*Problem requirements:* Transcribe the lines below verbatim, skipping the images.

--- Raw data ---

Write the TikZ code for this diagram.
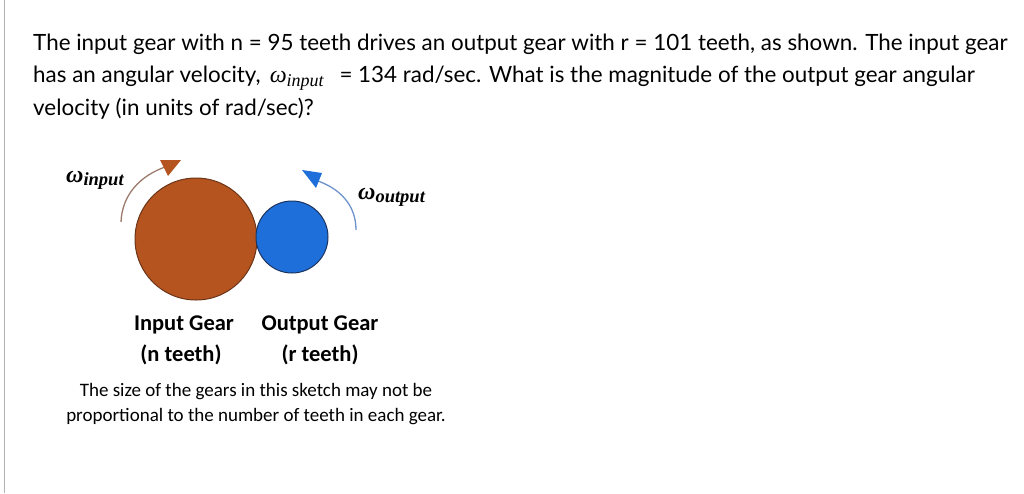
\documentclass[tikz,border=0pt]{standalone}
\usepackage{fontspec}
\setmainfont{Lato}
\newfontfamily\calib{Carlito}
\newfontfamily\libser{Liberation Serif}
\definecolor{brownfill}{HTML}{B5541E}
\definecolor{brownline}{HTML}{6B3418}
\definecolor{bluefill}{HTML}{1F6FDB}
\definecolor{blueline}{HTML}{1B3560}
\definecolor{brownarc}{HTML}{9C7A6C}
\definecolor{bluearc}{HTML}{6E93CC}
\tikzset{
  qtext/.style={anchor=base west, inner sep=0pt, font=\fontsize{22.4}{26}\selectfont},
  geartext/.style={anchor=base, inner sep=0pt, font=\calib\bfseries\fontsize{22.5}{26}\selectfont},
  notetext/.style={anchor=base, inner sep=0pt, font=\calib\fontsize{19}{22}\selectfont},
  omegalab/.style={anchor=base west, inner sep=0pt, font=\libser\bfseries\itshape\fontsize{24}{28}\selectfont},
  gearin/.style={circle, fill=brownfill, draw=brownline, line width=1pt, inner sep=0pt},
  gearout/.style={circle, fill=bluefill, draw=blueline, line width=1pt, inner sep=0pt},
}
\begin{document}
\begin{tikzpicture}[x=1pt,y=-1pt]
\useasboundingbox (0,0) rectangle (1024,493);
\fill[white] (0,0) rectangle (1024,493);
\draw[gray!60, line width=1pt] (4,0) -- (4,493);
% question text
\node[qtext] (q1) at (33,50) {The input gear with n = 95 teeth drives an output gear with r = 101 teeth, as shown. The input gear};
\node[qtext] (q2) at (33,82) {has an angular velocity,\hspace{0.15em} {\libser\itshape\fontsize{24}{26}\selectfont ω\raisebox{-0.4ex}{\fontsize{18}{20}\selectfont input}}\hspace{0.45em} = 134 rad/sec. What is the magnitude of the output gear angular};
\node[qtext] (q3) at (33,115) {velocity (in units of rad/sec)?};
% gears
\node[gearin, minimum size=122pt] (gin) at (196,239) {};
\node[gearout, minimum size=72pt] (gout) at (292,237) {};
% rotation arrows
\coordinate (ainS) at (121,222);
\coordinate (ainE) at (180,161);
\draw[brownarc, line width=1.3pt] (ainS) .. controls (122,195) and (140,175) .. (168,166);
\fill[brownfill] (181,160) -- (160,160) -- (168,176) -- cycle;
\coordinate (aoutS) at (356,230);
\coordinate (aoutE) at (302,172);
\draw[bluearc, line width=1.3pt] (aoutS) .. controls (356,205) and (340,188) .. (315,180);
\fill[bluefill] (302,170) -- (322,173) -- (316,188) -- cycle;
% omega labels
\node[omegalab] (win) at (66,182) {ω\raisebox{-0.3ex}{\fontsize{18.5}{20}\selectfont input}};
\node[omegalab] (wout) at (358,199) {ω\raisebox{-0.3ex}{\fontsize{18.5}{20}\selectfont output}};
% gear labels
\node[geartext] (lin) at (184,330) {Input Gear};
\node[geartext] (lout) at (320,330) {Output Gear};
\node[geartext] (tin) at (181,361) {(n teeth)};
\node[geartext] (tout) at (320,361) {(r teeth)};
\node[notetext] (n1) at (256,396) {The size of the gears in this sketch may not be};
\node[notetext] (n2) at (256,421) {proportional to the number of teeth in each gear.};
\end{tikzpicture}
\end{document}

---

*Final answer:*
Write the TikZ code for this diagram.
\documentclass[tikz,border=0pt]{standalone}
\usepackage{fontspec}
\setmainfont{Lato}
\newfontfamily\calib{Carlito}
\newfontfamily\libser{Liberation Serif}
\definecolor{brownfill}{HTML}{B5541E}
\definecolor{brownline}{HTML}{6B3418}
\definecolor{bluefill}{HTML}{1F6FDB}
\definecolor{blueline}{HTML}{1B3560}
\definecolor{brownarc}{HTML}{9C7A6C}
\definecolor{bluearc}{HTML}{6E93CC}
\tikzset{
  qtext/.style={anchor=base west, inner sep=0pt, font=\fontsize{22.4}{26}\selectfont},
  geartext/.style={anchor=base, inner sep=0pt, font=\calib\bfseries\fontsize{22.5}{26}\selectfont},
  notetext/.style={anchor=base, inner sep=0pt, font=\calib\fontsize{19}{22}\selectfont},
  omegalab/.style={anchor=base west, inner sep=0pt, font=\libser\bfseries\itshape\fontsize{24}{28}\selectfont},
  gearin/.style={circle, fill=brownfill, draw=brownline, line width=1pt, inner sep=0pt},
  gearout/.style={circle, fill=bluefill, draw=blueline, line width=1pt, inner sep=0pt},
}
\begin{document}
\begin{tikzpicture}[x=1pt,y=-1pt]
\useasboundingbox (0,0) rectangle (1024,493);
\fill[white] (0,0) rectangle (1024,493);
\draw[gray!60, line width=1pt] (4,0) -- (4,493);
% question text
\node[qtext] (q1) at (33,50) {The input gear with n = 95 teeth drives an output gear with r = 101 teeth, as shown. The input gear};
\node[qtext] (q2) at (33,82) {has an angular velocity,\hspace{0.15em} {\libser\itshape\fontsize{24}{26}\selectfont ω\raisebox{-0.4ex}{\fontsize{18}{20}\selectfont input}}\hspace{0.45em} = 134 rad/sec. What is the magnitude of the output gear angular};
\node[qtext] (q3) at (33,115) {velocity (in units of rad/sec)?};
% gears
\node[gearin, minimum size=122pt] (gin) at (196,239) {};
\node[gearout, minimum size=72pt] (gout) at (292,237) {};
% rotation arrows
\coordinate (ainS) at (121,222);
\coordinate (ainE) at (180,161);
\draw[brownarc, line width=1.3pt] (ainS) .. controls (122,195) and (140,175) .. (168,166);
\fill[brownfill] (181,160) -- (160,160) -- (168,176) -- cycle;
\coordinate (aoutS) at (356,230);
\coordinate (aoutE) at (302,172);
\draw[bluearc, line width=1.3pt] (aoutS) .. controls (356,205) and (340,188) .. (315,180);
\fill[bluefill] (302,170) -- (322,173) -- (316,188) -- cycle;
% omega labels
\node[omegalab] (win) at (66,182) {ω\raisebox{-0.3ex}{\fontsize{18.5}{20}\selectfont input}};
\node[omegalab] (wout) at (358,199) {ω\raisebox{-0.3ex}{\fontsize{18.5}{20}\selectfont output}};
% gear labels
\node[geartext] (lin) at (184,330) {Input Gear};
\node[geartext] (lout) at (320,330) {Output Gear};
\node[geartext] (tin) at (181,361) {(n teeth)};
\node[geartext] (tout) at (320,361) {(r teeth)};
\node[notetext] (n1) at (256,396) {The size of the gears in this sketch may not be};
\node[notetext] (n2) at (256,421) {proportional to the number of teeth in each gear.};
\end{tikzpicture}
\end{document}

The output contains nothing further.